Friday, January 9, 2009

Sleepy...Very Sleepy...

As most of you probably know, Sadie still isn't sleeping through the night.  When she was four weeks old she slept through the night (one time).  My first thought was, this is it!  She's sleeping through the night.  At that point it already seemed like I had been awake, forever.  If you had told me in July that in January Sadie still wouldn't be sleeping through the night, I probably would have suffered a nervous breakdown.  At three months she slept through the night (or at least slept for eight hours) for two whole weeks.  Again, I thought, this is it!  I could stay up past nine o'clock without worrying that it was going to be an Awake Night for Sadie.  If I was awake past nine I would worry that I had wasted the few hours when I actually could have slept peacefully doing something silly like checking my emails for the first time in a month or doing a load of laundry.  

I was sure that when we started solid foods she would start sleeping through the night.  After all, she was just waking up because she was hungry.  I read in What to Expect in the First Year that a baby is usually metabolically able to sleep through the night at around 11 lbs and Sadie was definitely over 11 lbs at 3 months.  In fact, she was probably over 11 lbs at 2 months (she did start at 9 lbs 4 oz).  However, we are now at 18 lbs 7 oz and she still seems to think that she needs to be fed three to four time a night.  

Before Sadie was born I read several books on breast feeding and two in particular stressed "ecological breast feeding."  There are rules for ecological breast feeding, like sleep when the baby sleeps (I do that once in a while, usually only when I'm really exhausted), don't use a pacifier (that lasted about a week) and feed on demand.  They really stress feeding the baby whenever they want to be fed, particularly at night.  This is the only "ecological" rule that we've stuck too.  That may be the reason that I'm still clinging to it.  

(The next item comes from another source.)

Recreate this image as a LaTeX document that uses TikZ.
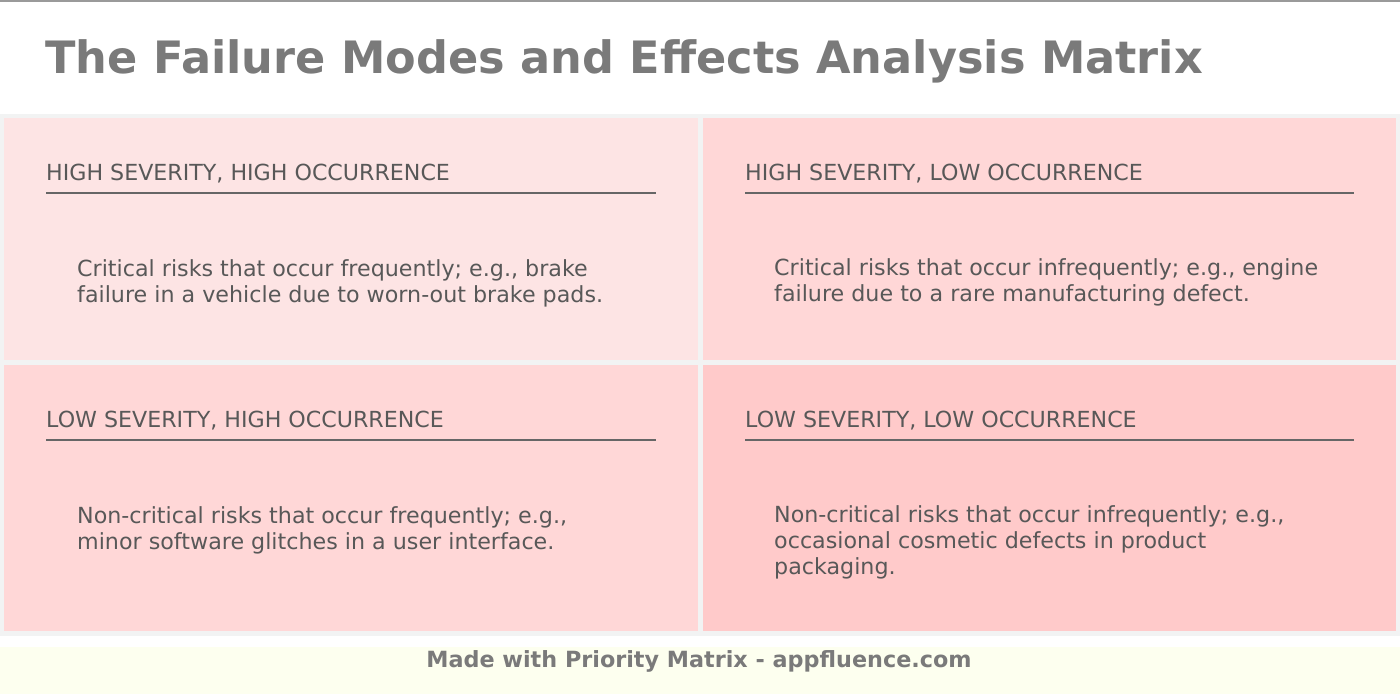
\documentclass[tikz,border=0pt]{standalone}
\usepackage{fontspec}
\setmainfont{DejaVu Sans}
\definecolor{titlegray}{HTML}{7A7A7A}
\definecolor{txtgray}{HTML}{585858}
\definecolor{linegray}{HTML}{666666}
\definecolor{gridbg}{HTML}{F2F3F3}
\definecolor{cellA}{HTML}{FDE4E4}
\definecolor{cellB}{HTML}{FFD7D7}
\definecolor{cellC}{HTML}{FFCACA}
\definecolor{footbg}{HTML}{FDFFEF}
\definecolor{topline}{HTML}{9A9A9A}
\tikzset{
  heading/.style={anchor=base west, inner sep=0pt, text=txtgray, font=\fontsize{22.15}{26}\selectfont},
  body/.style={anchor=base west, inner sep=0pt, text=txtgray, align=left, font=\fontsize{22.2}{26}\selectfont},
  rule/.style={draw=linegray, line width=1.3pt},
}
\begin{document}
\begin{tikzpicture}[x=1pt,y=-1pt]
\useasboundingbox (0,0) rectangle (1400,694);
\fill[white] (0,0) rectangle (1400,694);
\fill[topline] (0,0) rectangle (1400,1.5);
% title
\node[anchor=base west, inner sep=0pt, text=titlegray, font=\fontsize{44.6}{50}\selectfont\bfseries] (title) at (45,73) {The Failure Modes and Effects Analysis Matrix};
% grid
\fill[gridbg] (0,114) rectangle (1400,636);
\fill[cellA] (4,118) rectangle (698,360);
\fill[cellB] (703,118) rectangle (1396,360);
\fill[cellB] (4,365) rectangle (698,631);
\fill[cellC] (703,365) rectangle (1396,631);
% TL
\node[heading] (h1) at (46,180) {HIGH SEVERITY, HIGH OCCURRENCE};
\coordinate (l1a) at (46,193); \coordinate (l1b) at (656,193);
\draw[rule] (l1a) -- (l1b);
\node[body] (b1) at (77,302) {Critical risks that occur frequently; e.g., brake\\failure in a vehicle due to worn-out brake pads.};
% TR
\node[heading] (h2) at (745,180) {HIGH SEVERITY, LOW OCCURRENCE};
\coordinate (l2a) at (745,193); \coordinate (l2b) at (1354,193);
\draw[rule] (l2a) -- (l2b);
\node[body] (b2) at (774,301) {Critical risks that occur infrequently; e.g., engine\\failure due to a rare manufacturing defect.};
% BL
\node[heading] (h3) at (46,427) {LOW SEVERITY, HIGH OCCURRENCE};
\coordinate (l3a) at (46,440); \coordinate (l3b) at (656,440);
\draw[rule] (l3a) -- (l3b);
\node[body] (b3) at (77,549) {Non-critical risks that occur frequently; e.g.,\\minor software glitches in a user interface.};
% BR
\node[heading] (h4) at (745,427) {LOW SEVERITY, LOW OCCURRENCE};
\coordinate (l4a) at (745,440); \coordinate (l4b) at (1354,440);
\draw[rule] (l4a) -- (l4b);
\node[body] (b4) at (774,574) {Non-critical risks that occur infrequently; e.g.,\\occasional cosmetic defects in product\\packaging.};
% footer
\fill[footbg] (0,647) rectangle (1400,694);
\node[anchor=base, inner sep=0pt, text=titlegray, font=\fontsize{22.3}{24}\selectfont\bfseries] (foot) at (699,667) {Made with Priority Matrix - appfluence.com};
\end{tikzpicture}
\end{document}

Or maybe the sleep deprivation has made me delusional.  I'm still clinging to the delusion that Sadie is going to start sleeping through the night, miraculously, on her own.  It may even be tonight!  

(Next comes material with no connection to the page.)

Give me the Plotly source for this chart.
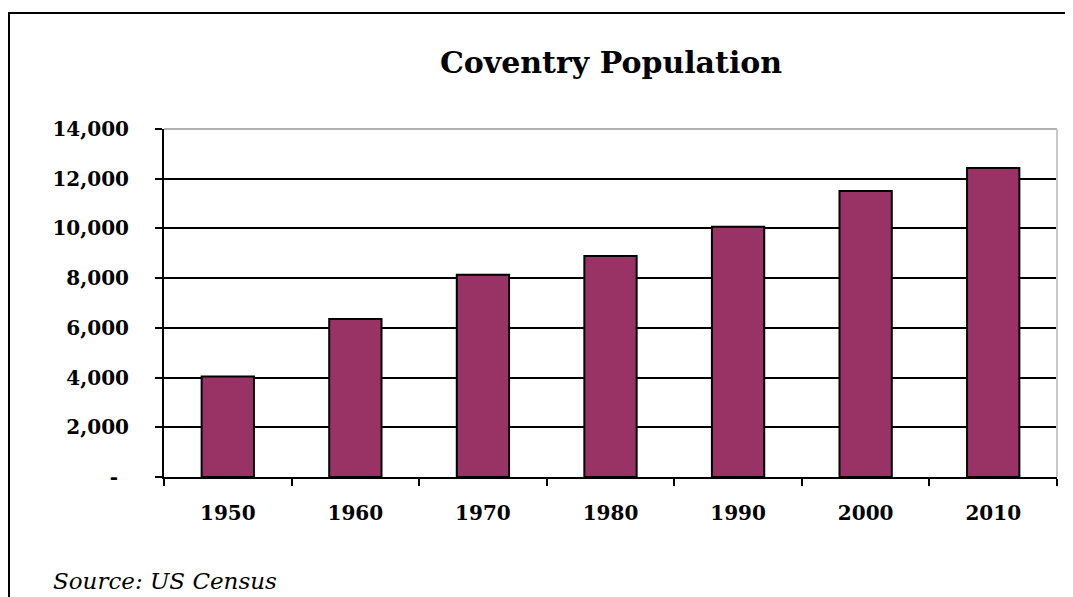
import plotly.graph_objects as go

years = ["1950", "1960", "1970", "1980", "1990", "2000", "2010"]
population = [4043, 6356, 8140, 8895, 10063, 11504, 12435]
ytick_vals = [0, 2000, 4000, 6000, 8000, 10000, 12000, 14000]
ytick_text = ["-\u00a0\u2009", "2,000", "4,000", "6,000", "8,000", "10,000", "12,000", "14,000"]

# page is shown with an 8px body margin, so figure coords = page coords - 8
W, H = 1065, 589
L, R, T, B = 156, 16, 121, 120
pw, ph = W - L - R, H - T - B

def px(x):
    return (x - L) / pw

def py(y):
    return (H - B - y) / ph

FONT = "DejaVu Serif"

fig = go.Figure(go.Bar(
    x=years, y=population,
    marker=dict(color="#993366", line=dict(color="black", width=2)),
    width=0.41,
))

fig.update_layout(
    width=W, height=H,
    margin=dict(l=L, r=R, t=T, b=B),
    paper_bgcolor="white", plot_bgcolor="white",
    showlegend=False,
    font=dict(family=FONT, color="black"),
    title=dict(text="<b>Coventry Population</b>", x=px(603), xref="paper", xanchor="center",
               y=1 - 54 / H, yanchor="middle", font=dict(family=FONT, size=30, color="black")),
    xaxis=dict(
        showline=True, linecolor="black", linewidth=2,
        ticks="outside", ticklen=7, tickwidth=2, tickcolor="black",
        tickson="boundaries", showgrid=False,
        tickfont=dict(family=FONT, size=20, color="black"),
        ticklabelstandoff=17,
    ),
    yaxis=dict(
        range=[0, 14000], tickvals=ytick_vals, ticktext=[f"<b>{t}</b>" for t in ytick_text],
        showline=True, linecolor="black", linewidth=2,
        ticks="outside", ticklen=7, tickwidth=2, tickcolor="black",
        showgrid=True, gridcolor="black", gridwidth=2, zeroline=False,
        tickfont=dict(family=FONT, size=20, color="black"),
        ticklabelstandoff=22,
    ),
    shapes=[
        dict(type="line", xref="paper", yref="paper", x0=0, x1=1, y0=1, y1=1,
             line=dict(color="#b0b0b0", width=2), layer="above"),
        dict(type="line", xref="paper", yref="paper", x0=1, x1=1, y0=0, y1=1,
             line=dict(color="#c8c8c8", width=2), layer="above"),
        dict(type="rect", xref="paper", yref="paper", x0=px(1), x1=px(1100), y0=py(640), y1=py(5),
             line=dict(color="black", width=2), fillcolor="rgba(0,0,0,0)", layer="above"),
    ],
    annotations=[
        dict(text="<i>Source: US Census</i>", xref="paper", yref="paper", x=px(43), y=py(573),
             xanchor="left", yanchor="middle", showarrow=False,
             font=dict(family=FONT, size=23, color="black")),
    ],
)
fig.update_xaxes(ticktext=[f"<b>{y}</b>" for y in years], tickvals=years)

fig.write_html("out.html")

Last night is the perfect example of our sleep troubles.  I went to sleep at 10pm.  I am sick again (or still sick... there was a one day break between the flu and this cold so I'm not sure if it's something new or if it's just a continuation of the flu...).  My coughing woke Sadie up at 11:45 (she usually makes it to 12).  I got up and fed her and then went downstairs and found Paul, who had the night off.  Since he works nights I'm usually on my own on the Baby Night Shift, so he doesn't really get a great idea of what the Baby Night Shift is like these days.  He came up and made sure that I woke up at 3am when she was crying (I was worried that I'd sleep through her crying because of the cough syrup) and brought her over so that I could feed her in the bed.  She went back to sleep in her crib and slept until 6am.  

When asked later in the day how Sadie slept, our different responses embodied our different attitudes.  My attitude is shaped by serious sleep deprivation.  Paul's is shaped by the fact that he, for the most part, gets to sleep in consecutive shifts because when he's asleep the baby and I are out and about.  When asked Paul said that between midnight and six am Sadie only woke up to eat one time.  I guess that technically this is true.  When I was asked I said that between the hours of midnight and six Sadie woke up three times.  At midnight, three and six.  Oh, how I wish we had a schedule right now!

Now it's off to bed.  Maybe, just maybe, Sadie will really sleep through the night tonight!